Mexia e mexia. Sem sucesso, veio a mim e perguntou-me se sabia fazer ligação no
aparelho. Apanhei o celular, por sorte semelhante ao meu, pedi-lhe o número
desejado, digitei, completei a ligação e lhe devolvi. Tiãozinho voltou ao seu
banco, sentou-se, cruzou as pernas e se pôs a conversar. Encerrada a ligação, retornou
perguntando se eu sabia desligar o celular. Encerrei a ligação, entreguei-lhe o
aparelho, agradeceu e pusemo-nos a conversar. Justificou sua dificuldade com a
tecnologia. O celular era de sua mulher, que possuía dois, e estava com ele por
breve empréstimo. Esclareceu que ambos foram presentes que fizera a ela. O mais
velho, ali em suas mãos, custara quatrocentos reais; o outro, mais moderno,
novecentos. Confessou que gostava de presenteá-la. Ela merecia, mulher muito
boa. A partir daí, incentivado por minhas perguntas, discorreu sobre sua vida.

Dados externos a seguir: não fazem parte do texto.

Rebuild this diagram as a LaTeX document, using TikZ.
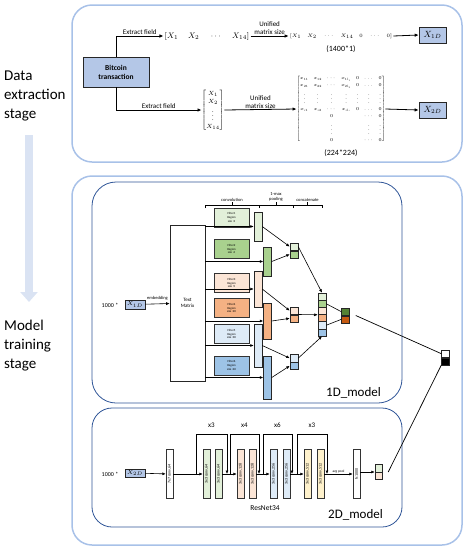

Estava casado fazia 42 anos e, se Deus permitisse que o casamento completasse
50, realizariam novo em comemoração. Animou-se a retroceder no tempo para
melhor narrar sua história. Perdera a mãe aos quatorze anos, ficou só com o pai
e irmãos e irmãs e passou ajudar a família. Trabalhava na roça ao lado do pai.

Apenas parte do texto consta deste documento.